| Data extract |
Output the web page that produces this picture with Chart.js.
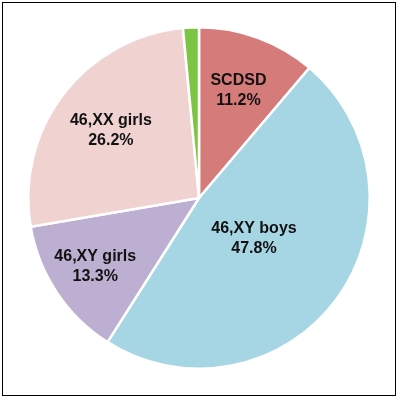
<!DOCTYPE html>
<html>
<head>
<meta charset="utf-8">
<script src="https://cdn.jsdelivr.net/npm/chart.js@4"></script>
<style>
  html, body { margin: 0; padding: 0; background: #fff; }
  #wrap { position: absolute; left: 2px; top: 2px; width: 394px; height: 394px; border: 1px solid #000; box-sizing: border-box; }
</style>
</head>
<body>
<div id="wrap"><canvas id="pieChart" width="392" height="392"></canvas></div>
<script>
// datos del grafico
const categories = ['SCDSD', '46,XY boys', '46,XY girls', '46,XX girls', ''];
const values = [11.2, 47.8, 13.3, 26.2, 1.5];
const labelLines = [['SCDSD', '11.2%'], ['46,XY boys', '47.8%'], ['46,XY girls', '13.3%'], ['46,XX girls', '26.2%'], []];
const colors = ['#d57b7a', '#a6d6e3', '#bdafd1', '#f0d2d1', '#7cc544'];
const labelRadius = [0.67, 0.4, 0.73, 0.65, 0];

// plugin para dibujar las etiquetas dentro de cada porcion
const sliceLabels = {
    id: 'sliceLabels',
    afterDatasetsDraw(chart) {
        const ctx = chart.ctx;
        const meta = chart.getDatasetMeta(0);
        ctx.save();
        ctx.font = 'bold 16px Arial, "Liberation Sans", sans-serif';
        ctx.fillStyle = '#111';
        ctx.textAlign = 'center';
        ctx.textBaseline = 'middle';
        meta.data.forEach((arc, i) => {
            const lines = labelLines[i];
            if (!lines.length) return;
            const mid = (arc.startAngle + arc.endAngle) / 2;
            const r = arc.outerRadius * labelRadius[i];
            const x = arc.x + Math.cos(mid) * r;
            const y = arc.y + Math.sin(mid) * r;
            lines.forEach((t, j) => {
                ctx.fillText(t, x, y + (j - (lines.length - 1) / 2) * 20);
            });
        });
        ctx.restore();
    }
};

new Chart(document.getElementById('pieChart').getContext('2d'), {
    type: 'pie',
    data: {
        labels: categories,
        datasets: [{
            data: values,
            backgroundColor: colors,
            borderColor: '#fff',
            borderWidth: 2.5
        }]
    },
    options: {
        responsive: false,
        animation: false,
        layout: { padding: { top: 20, bottom: 22, left: 24, right: 24 } },
        plugins: {
            legend: { display: false },
            tooltip: { enabled: false }
        }
    },
    plugins: [sliceLabels]
});
</script>
</body>
</html>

| Written instruction |
Please take the lines from the beginning of the data above through the line holding "const labelRadius = [0.67, 0.4, 0.73, 0.65, 0];" and transcribe them exactly, without any pictures.

| Result of the exercise |
Output the web page that produces this picture with Chart.js.
<!DOCTYPE html>
<html>
<head>
<meta charset="utf-8">
<script src="https://cdn.jsdelivr.net/npm/chart.js@4"></script>
<style>
  html, body { margin: 0; padding: 0; background: #fff; }
  #wrap { position: absolute; left: 2px; top: 2px; width: 394px; height: 394px; border: 1px solid #000; box-sizing: border-box; }
</style>
</head>
<body>
<div id="wrap"><canvas id="pieChart" width="392" height="392"></canvas></div>
<script>
// datos del grafico
const categories = ['SCDSD', '46,XY boys', '46,XY girls', '46,XX girls', ''];
const values = [11.2, 47.8, 13.3, 26.2, 1.5];
const labelLines = [['SCDSD', '11.2%'], ['46,XY boys', '47.8%'], ['46,XY girls', '13.3%'], ['46,XX girls', '26.2%'], []];
const colors = ['#d57b7a', '#a6d6e3', '#bdafd1', '#f0d2d1', '#7cc544'];
const labelRadius = [0.67, 0.4, 0.73, 0.65, 0];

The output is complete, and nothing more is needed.